A homeless woman outside of Walmart winked at me this morning, long story short, it’s going to be an August wedding.
If you have teenagers, the perfect spot to hide your alcohol is wherever you keep your cleaning supplies.
DATING COACH: So you tried flirting?
ME: Sure, I gave her ‘the look’
DATING COACH: Show me
*I bite my lip seductively*
DATING COACH: Have you considered biting the bottom lip?
I’ve opened a gym called Resolutions. It has exercise equipment for the first 2 weeks of each year, then becomes a bar for the remaining 50.
My kids will insist on wearing the same grungy PJs for 6 days in a row, but they’ll put a t-shirt in the dirty hamper just because it fell off the hanger
My 2 year old woke up.
5 minutes of “Mommy!”
5 minutes of “Mommy?”
Said “Daddy?” one time & my wife said, “You should go check on her”.
I’ve only been eating 6 spiders instead of 8 every year so I’ll have plenty for retirement.
I came to this town with only 8 dollars in my pocket and I turned myself into a success. If it weren’t for the access to another $940K I had in the bank, it might have been damn near impossible.

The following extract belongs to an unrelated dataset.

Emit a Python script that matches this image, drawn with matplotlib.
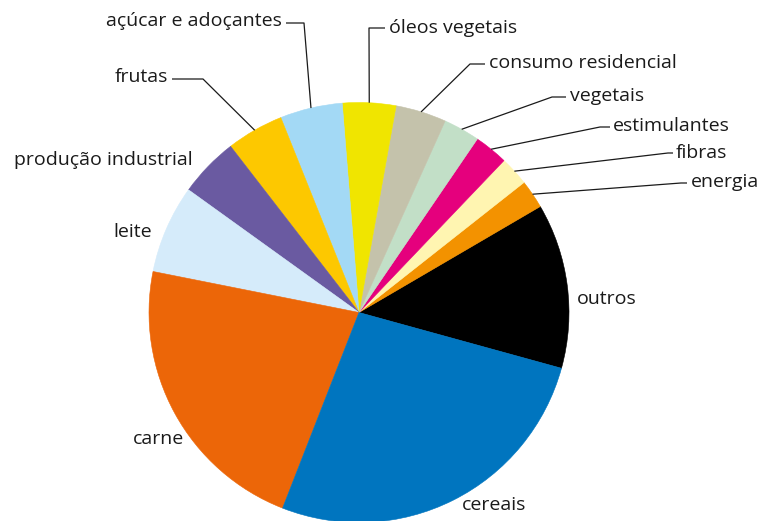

Drove a wedge of suspicion today between the fast food employee at the first window and the one at the second.
😩😩😩
I’m a lady and a single parent. If I ever make a joke about having a big load, I guarantee it’s about laundry.
[chess tournament]
RIVAL: [plays move]
ME: [knocks board aside. punches rival in face] Chess!

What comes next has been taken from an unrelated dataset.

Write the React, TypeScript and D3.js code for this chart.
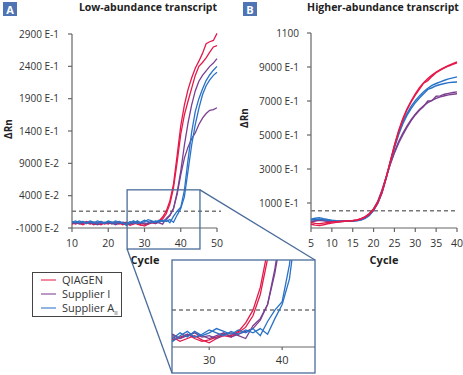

COMMENTATOR: He’s won every round this way
Dance like no one’s watching & cook like someone else is cleaning up that shit.
My next tattoo will be “helvetica” written in Arial. When a woman corrects me on it, I will marry her
Some ppl like I TRUST ONLY YOU WITH MY SECRET DONT TELL ANYBODY and then go tell it to 10 ppl
Her skin was like porcelain. Toiletface, they called her.
When I go to the movies alone, I take a clipboard so everyone thinks I’m a professional movie reviewer and not an awkward friendless loner.
Sure you call it a college fund for your kid, yet deep in your heart you know it’s bond money.